— start —

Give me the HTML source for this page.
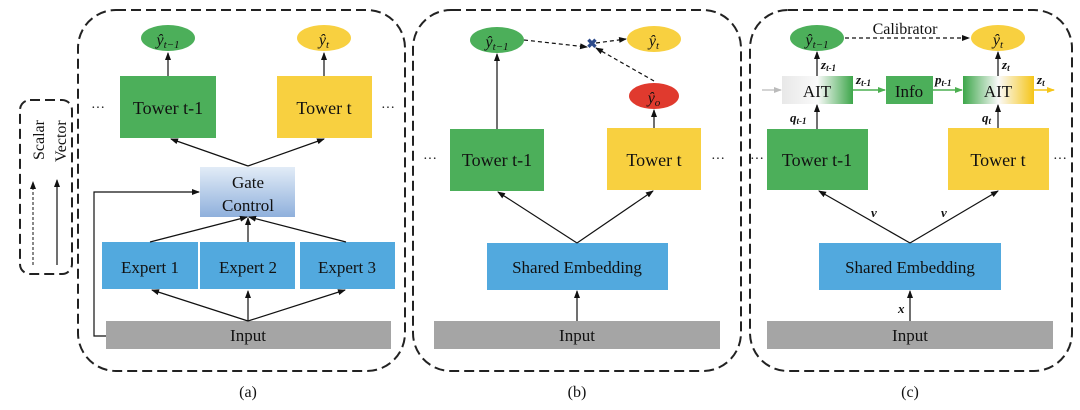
<!DOCTYPE html>
<html><head><meta charset="utf-8"><style>
html,body{margin:0;padding:0;background:#fff}
svg{display:block}
text{font-family:"Liberation Serif",serif;fill:#111}
</style></head><body>
<svg width="1080" height="410" viewBox="0 0 1080 410" xmlns="http://www.w3.org/2000/svg">
<defs>
<marker id="a" markerWidth="8" markerHeight="8" refX="7" refY="4" orient="auto" markerUnits="userSpaceOnUse"><path d="M0,1 L8,4 L0,7 Z" fill="#111"/></marker>
<marker id="ag" markerWidth="8" markerHeight="8" refX="7" refY="4" orient="auto" markerUnits="userSpaceOnUse"><path d="M0,1 L8,4 L0,7 Z" fill="#4caf50"/></marker>
<marker id="ay" markerWidth="8" markerHeight="8" refX="7" refY="4" orient="auto" markerUnits="userSpaceOnUse"><path d="M0,1 L8,4 L0,7 Z" fill="#f5c518"/></marker>
<marker id="agr" markerWidth="8" markerHeight="8" refX="7" refY="4" orient="auto" markerUnits="userSpaceOnUse"><path d="M0,1 L8,4 L0,7 Z" fill="#bbb"/></marker>
<linearGradient id="gate" x1="0" y1="0" x2="0" y2="1"><stop offset="0" stop-color="#e2ecf7"/><stop offset="1" stop-color="#8fb0dc"/></linearGradient>
<linearGradient id="ait1" x1="0" y1="0" x2="1" y2="0"><stop offset="0" stop-color="#e8e8e8"/><stop offset="0.5" stop-color="#fafafa"/><stop offset="1" stop-color="#3da64a"/></linearGradient>
<linearGradient id="ait2" x1="0" y1="0" x2="1" y2="0"><stop offset="0" stop-color="#3da64a"/><stop offset="0.5" stop-color="#fafafa"/><stop offset="1" stop-color="#f5c518"/></linearGradient>
</defs>
<g fill="none" stroke="#222" stroke-width="2" stroke-dasharray="10,5">
<rect x="78" y="10" width="327" height="361" rx="38"/>
<rect x="413" y="10" width="328" height="361" rx="38"/>
<rect x="750" y="10" width="322" height="361" rx="38"/>
<rect x="20" y="100" width="52" height="174" rx="10"/>
</g>
<!-- legend -->
<line x1="33" y1="265" x2="33" y2="182" stroke="#111" stroke-width="1" stroke-dasharray="3,2" marker-end="url(#a)"/>
<line x1="57" y1="265" x2="57" y2="180" stroke="#111" stroke-width="1.2" marker-end="url(#a)"/>
<text transform="translate(44,160) rotate(-90)" font-size="16">Scalar</text>
<text transform="translate(66,162) rotate(-90)" font-size="16">Vector</text>

<!-- Panel a -->
<ellipse cx="168" cy="38" rx="27" ry="13" fill="#4caf5a"/>
<ellipse cx="324" cy="38" rx="27" ry="13" fill="#f8d040"/>
<text x="168" y="45" font-size="16" font-style="italic" text-anchor="middle">ŷ<tspan font-size="11" dy="3">t−1</tspan></text>
<text x="324" y="45" font-size="16" font-style="italic" text-anchor="middle">ŷ<tspan font-size="11" dy="3">t</tspan></text>
<rect x="120" y="76" width="96" height="62" fill="#4caf5a"/>
<rect x="277" y="76" width="95" height="62" fill="#f8d040"/>
<text x="168" y="114" font-size="18" text-anchor="middle">Tower t-1</text>
<text x="324" y="114" font-size="18" text-anchor="middle">Tower t</text>
<text x="98" y="112" font-size="14" text-anchor="middle">···</text>
<text x="388" y="112" font-size="14" text-anchor="middle">···</text>
<line x1="168" y1="76" x2="168" y2="53" stroke="#111" stroke-width="1.2" marker-end="url(#a)"/>
<line x1="324" y1="76" x2="324" y2="53" stroke="#111" stroke-width="1.2" marker-end="url(#a)"/>
<rect x="200" y="167" width="95" height="50" fill="url(#gate)"/>
<text x="248" y="188" font-size="17" text-anchor="middle">Gate</text>
<text x="248" y="211" font-size="17" text-anchor="middle">Control</text>
<line x1="248" y1="166" x2="171" y2="139" stroke="#111" stroke-width="1.2" marker-end="url(#a)"/>
<line x1="248" y1="166" x2="324" y2="139" stroke="#111" stroke-width="1.2" marker-end="url(#a)"/>
<rect x="102" y="242" width="96" height="47" fill="#52a9de"/>
<rect x="200" y="242" width="95" height="47" fill="#52a9de"/>
<rect x="300" y="242" width="95" height="47" fill="#52a9de"/>
<text x="150" y="273" font-size="17" text-anchor="middle">Expert 1</text>
<text x="248" y="273" font-size="17" text-anchor="middle">Expert 2</text>
<text x="347" y="273" font-size="17" text-anchor="middle">Expert 3</text>
<line x1="150" y1="242" x2="247" y2="217" stroke="#111" stroke-width="1.2" marker-end="url(#a)"/>
<line x1="248" y1="242" x2="248" y2="218" stroke="#111" stroke-width="1.2" marker-end="url(#a)"/>
<line x1="346" y1="242" x2="249" y2="217" stroke="#111" stroke-width="1.2" marker-end="url(#a)"/>
<rect x="106" y="321" width="285" height="28" fill="#a5a5a5"/>
<text x="248" y="341" font-size="17" text-anchor="middle">Input</text>
<line x1="248" y1="321" x2="152" y2="290" stroke="#111" stroke-width="1.2" marker-end="url(#a)"/>
<line x1="248" y1="321" x2="248" y2="291" stroke="#111" stroke-width="1.2" marker-end="url(#a)"/>
<line x1="248" y1="321" x2="345" y2="290" stroke="#111" stroke-width="1.2" marker-end="url(#a)"/>
<polyline points="106,336 94,336 94,192 199,192" fill="none" stroke="#111" stroke-width="1.2" marker-end="url(#a)"/>
<text x="248" y="397" font-size="16" text-anchor="middle">(a)</text>

<!-- Panel b -->
<ellipse cx="497" cy="40" rx="27" ry="13" fill="#4caf5a"/>
<ellipse cx="654" cy="39" rx="27" ry="13" fill="#f8d040"/>
<ellipse cx="654" cy="96" rx="25" ry="13" fill="#e03a2e"/>
<text x="497" y="47" font-size="16" font-style="italic" text-anchor="middle">ŷ<tspan font-size="11" dy="3">t−1</tspan></text>
<text x="654" y="46" font-size="16" font-style="italic" text-anchor="middle">ŷ<tspan font-size="11" dy="3">t</tspan></text>
<text x="654" y="103" font-size="16" font-style="italic" text-anchor="middle">ŷ<tspan font-size="11" dy="3">o</tspan></text>
<line x1="524" y1="40" x2="587" y2="47" stroke="#111" stroke-width="1.2" stroke-dasharray="4,3" marker-end="url(#a)"/>
<line x1="596" y1="43" x2="626" y2="39" stroke="#111" stroke-width="1.2" stroke-dasharray="4,3" marker-end="url(#a)"/>
<line x1="654" y1="81" x2="596" y2="48" stroke="#111" stroke-width="1.2" stroke-dasharray="4,3" marker-end="url(#a)"/>
<text x="592" y="48" font-size="13" font-weight="bold" fill="#2c4a8a" text-anchor="middle" style="fill:#2c4a8a">✖</text>
<line x1="497" y1="129" x2="497" y2="54" stroke="#111" stroke-width="1.2" marker-end="url(#a)"/>
<line x1="654" y1="128" x2="654" y2="110" stroke="#111" stroke-width="1.2" marker-end="url(#a)"/>
<rect x="450" y="129" width="94" height="62" fill="#4caf5a"/>
<rect x="607" y="128" width="94" height="62" fill="#f8d040"/>
<text x="497" y="166" font-size="18" text-anchor="middle">Tower t-1</text>
<text x="654" y="166" font-size="18" text-anchor="middle">Tower t</text>
<text x="430" y="163" font-size="14" text-anchor="middle">···</text>
<text x="718" y="163" font-size="14" text-anchor="middle">···</text>
<rect x="487" y="243" width="181" height="47" fill="#52a9de"/>
<text x="577" y="273" font-size="17" text-anchor="middle">Shared Embedding</text>
<line x1="577" y1="243" x2="498" y2="192" stroke="#111" stroke-width="1.2" marker-end="url(#a)"/>
<line x1="577" y1="243" x2="653" y2="191" stroke="#111" stroke-width="1.2" marker-end="url(#a)"/>
<rect x="434" y="321" width="286" height="28" fill="#a5a5a5"/>
<text x="577" y="341" font-size="17" text-anchor="middle">Input</text>
<line x1="577" y1="321" x2="577" y2="291" stroke="#111" stroke-width="1.2" marker-end="url(#a)"/>
<text x="577" y="397" font-size="16" text-anchor="middle">(b)</text>

<!-- Panel c -->
<ellipse cx="817" cy="38" rx="27" ry="13" fill="#4caf5a"/>
<ellipse cx="998" cy="38" rx="27" ry="13" fill="#f8d040"/>
<text x="817" y="45" font-size="16" font-style="italic" text-anchor="middle">ŷ<tspan font-size="11" dy="3">t−1</tspan></text>
<text x="998" y="45" font-size="16" font-style="italic" text-anchor="middle">ŷ<tspan font-size="11" dy="3">t</tspan></text>
<text x="905" y="34" font-size="16" text-anchor="middle">Calibrator</text>
<line x1="845" y1="38" x2="969" y2="38" stroke="#111" stroke-width="1.2" stroke-dasharray="4,3" marker-end="url(#a)"/>
<rect x="782" y="76" width="71" height="28" fill="url(#ait1)"/>
<rect x="886" y="76" width="47" height="28" fill="#4caf5a"/>
<rect x="963" y="76" width="71" height="28" fill="url(#ait2)"/>
<text x="817" y="97" font-size="17" text-anchor="middle">AIT</text>
<text x="909" y="97" font-size="17" text-anchor="middle">Info</text>
<text x="998" y="97" font-size="17" text-anchor="middle">AIT</text>
<line x1="762" y1="90" x2="781" y2="90" stroke="#bbb" stroke-width="1.2" marker-end="url(#agr)"/>
<line x1="853" y1="90" x2="885" y2="90" stroke="#4caf50" stroke-width="1.5" marker-end="url(#ag)"/>
<line x1="933" y1="90" x2="962" y2="90" stroke="#4caf50" stroke-width="1.5" marker-end="url(#ag)"/>
<line x1="1034" y1="90" x2="1054" y2="90" stroke="#f5c518" stroke-width="1.5" marker-end="url(#ay)"/>
<g font-style="italic" font-weight="bold" font-size="13">
<text x="856" y="84">z<tspan font-size="9" dy="2">t-1</tspan></text>
<text x="935" y="84">p<tspan font-size="9" dy="2">t-1</tspan></text>
<text x="1037" y="84">z<tspan font-size="9" dy="2">t</tspan></text>
<text x="821" y="69">z<tspan font-size="9" dy="2">t-1</tspan></text>
<text x="1002" y="69">z<tspan font-size="9" dy="2">t</tspan></text>
<text x="790" y="122">q<tspan font-size="9" dy="2">t-1</tspan></text>
<text x="982" y="122">q<tspan font-size="9" dy="2">t</tspan></text>
<text x="871" y="217">v</text>
<text x="941" y="217">v</text>
<text x="898" y="313">x</text>
</g>
<line x1="817" y1="76" x2="817" y2="52" stroke="#111" stroke-width="1.2" marker-end="url(#a)"/>
<line x1="998" y1="76" x2="998" y2="52" stroke="#111" stroke-width="1.2" marker-end="url(#a)"/>
<line x1="817" y1="129" x2="817" y2="105" stroke="#111" stroke-width="1.2" marker-end="url(#a)"/>
<line x1="998" y1="128" x2="998" y2="105" stroke="#111" stroke-width="1.2" marker-end="url(#a)"/>
<rect x="767" y="129" width="101" height="61" fill="#4caf5a"/>
<rect x="948" y="128" width="101" height="62" fill="#f8d040"/>
<text x="817" y="166" font-size="18" text-anchor="middle">Tower t-1</text>
<text x="998" y="166" font-size="18" text-anchor="middle">Tower t</text>
<text x="757" y="163" font-size="14" text-anchor="middle">···</text>
<text x="1060" y="163" font-size="14" text-anchor="middle">···</text>
<rect x="819" y="243" width="182" height="47" fill="#52a9de"/>
<text x="910" y="273" font-size="17" text-anchor="middle">Shared Embedding</text>
<line x1="910" y1="243" x2="819" y2="191" stroke="#111" stroke-width="1.2" marker-end="url(#a)"/>
<line x1="910" y1="243" x2="998" y2="191" stroke="#111" stroke-width="1.2" marker-end="url(#a)"/>
<rect x="767" y="321" width="286" height="28" fill="#a5a5a5"/>
<text x="910" y="341" font-size="17" text-anchor="middle">Input</text>
<line x1="910" y1="321" x2="910" y2="291" stroke="#111" stroke-width="1.2" marker-end="url(#a)"/>
<text x="910" y="397" font-size="16" text-anchor="middle">(c)</text>
</svg>
</body></html>
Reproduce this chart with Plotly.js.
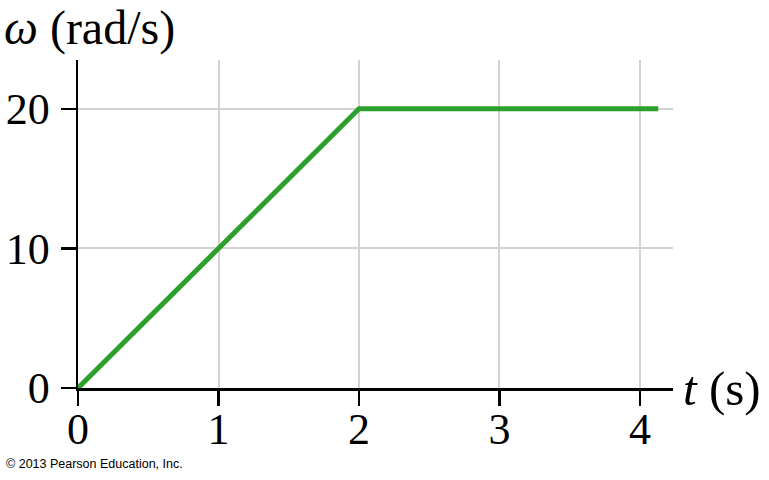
<!DOCTYPE html>
<html>
<head>
<meta charset="utf-8">
<script src="https://cdn.plot.ly/plotly-3.0.1.min.js"></script>
<style>
  html, body { margin: 0; padding: 0; background: #fff; }
  #chart { width: 769px; height: 480px; }
</style>
</head>
<body>
<div id="chart"></div>
<script>
// Angular velocity vs time
const timeS = [0, 1, 2, 3, 4, 4.13];
const omegaRadS = [0, 10, 20, 20, 20, 20];

const xTicks = [0, 1, 2, 3, 4];
const yTicks = [0, 10, 20];

const serif = '"Liberation Serif", "Times New Roman", serif';

const trace = {
    x: timeS,
    y: omegaRadS,
    type: 'scatter',
    mode: 'lines',
    line: {color: '#2ca02c', width: 5},
    hoverinfo: 'skip'
};

const layout = {
    width: 769,
    height: 480,
    paper_bgcolor: '#fff',
    plot_bgcolor: '#fff',
    margin: {l: 78, r: 96, t: 60, b: 92},
    showlegend: false,
    xaxis: {
        range: [0, 4.235],
        tickvals: xTicks,
        showgrid: true,
        gridcolor: '#d3d3d3',
        gridwidth: 2,
        zeroline: false,
        showline: true,
        linecolor: '#000',
        linewidth: 2.5,
        ticks: 'outside',
        ticklen: 15,
        tickwidth: 2.5,
        tickcolor: '#000',
        ticklabelstandoff: -14,
        tickfont: {family: serif, size: 44, color: '#000'}
    },
    yaxis: {
        range: [0, 23.5],
        tickvals: yTicks,
        showgrid: true,
        gridcolor: '#d3d3d3',
        gridwidth: 2,
        zeroline: false,
        showline: true,
        linecolor: '#000',
        linewidth: 2.5,
        ticks: 'outside',
        ticklen: 15,
        tickwidth: 2.5,
        tickcolor: '#000',
        ticklabelstandoff: 2,
        tickfont: {family: serif, size: 44, color: '#000'}
    },
    annotations: [
        {
            text: '<i>ω</i> (rad/s)',
            xref: 'paper', yref: 'paper',
            x: -78 / 595 + 3 / 595, y: 1 + 60 / 328,
            xanchor: 'left', yanchor: 'top',
            borderpad: 0,
            showarrow: false,
            font: {family: serif, size: 48, color: '#000'}
        },
        {
            text: '<i>t</i> (s)',
            xref: 'paper', yref: 'y',
            x: 1 + 8 / 595, y: 0,
            xanchor: 'left', yanchor: 'middle',
            showarrow: false,
            font: {family: serif, size: 49, color: '#000'}
        },
        {
            text: '© 2013 Pearson Education, Inc.',
            xref: 'paper', yref: 'paper',
            x: -78 / 595 + 4 / 595, y: -76 / 328,
            xanchor: 'left', yanchor: 'middle',
            showarrow: false,
            font: {family: 'Liberation Sans, Arial, sans-serif', size: 12.5, color: '#000'}
        }
    ]
};

Plotly.newPlot('chart', [trace], layout, {displayModeBar: false, staticPlot: true});
</script>
</body>
</html>
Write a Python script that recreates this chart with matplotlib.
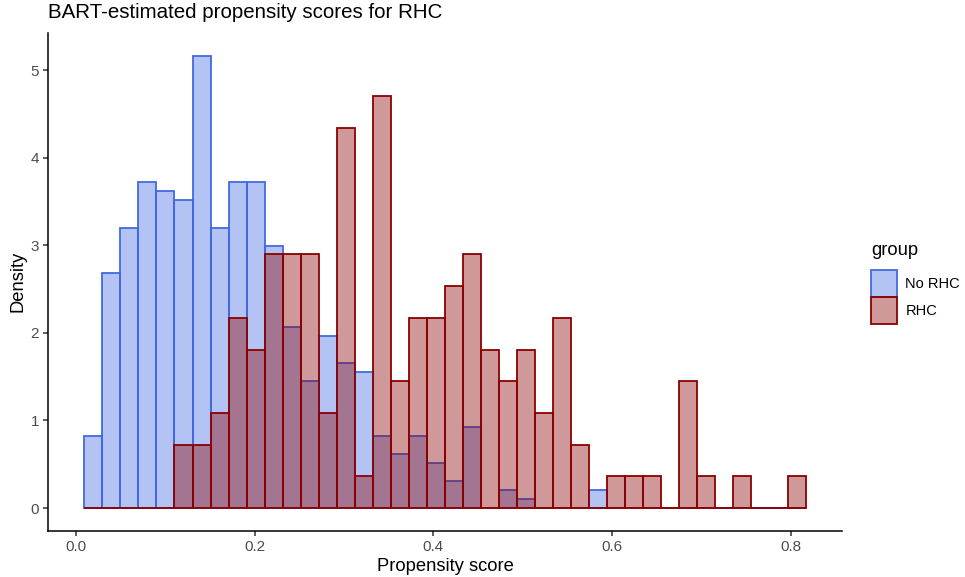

— end —

*Do this*: From the listing above, restate verbatim the lines running from the one with "Reproduce this chart with Plotly.js." through the one with "const omegaRadS = [0, 10, 20, 20, 20, 20];", inclusive, but not the pictures.

*Task response*:
Reproduce this chart with Plotly.js.
<!DOCTYPE html>
<html>
<head>
<meta charset="utf-8">
<script src="https://cdn.plot.ly/plotly-3.0.1.min.js"></script>
<style>
  html, body { margin: 0; padding: 0; background: #fff; }
  #chart { width: 769px; height: 480px; }
</style>
</head>
<body>
<div id="chart"></div>
<script>
// Angular velocity vs time
const timeS = [0, 1, 2, 3, 4, 4.13];
const omegaRadS = [0, 10, 20, 20, 20, 20];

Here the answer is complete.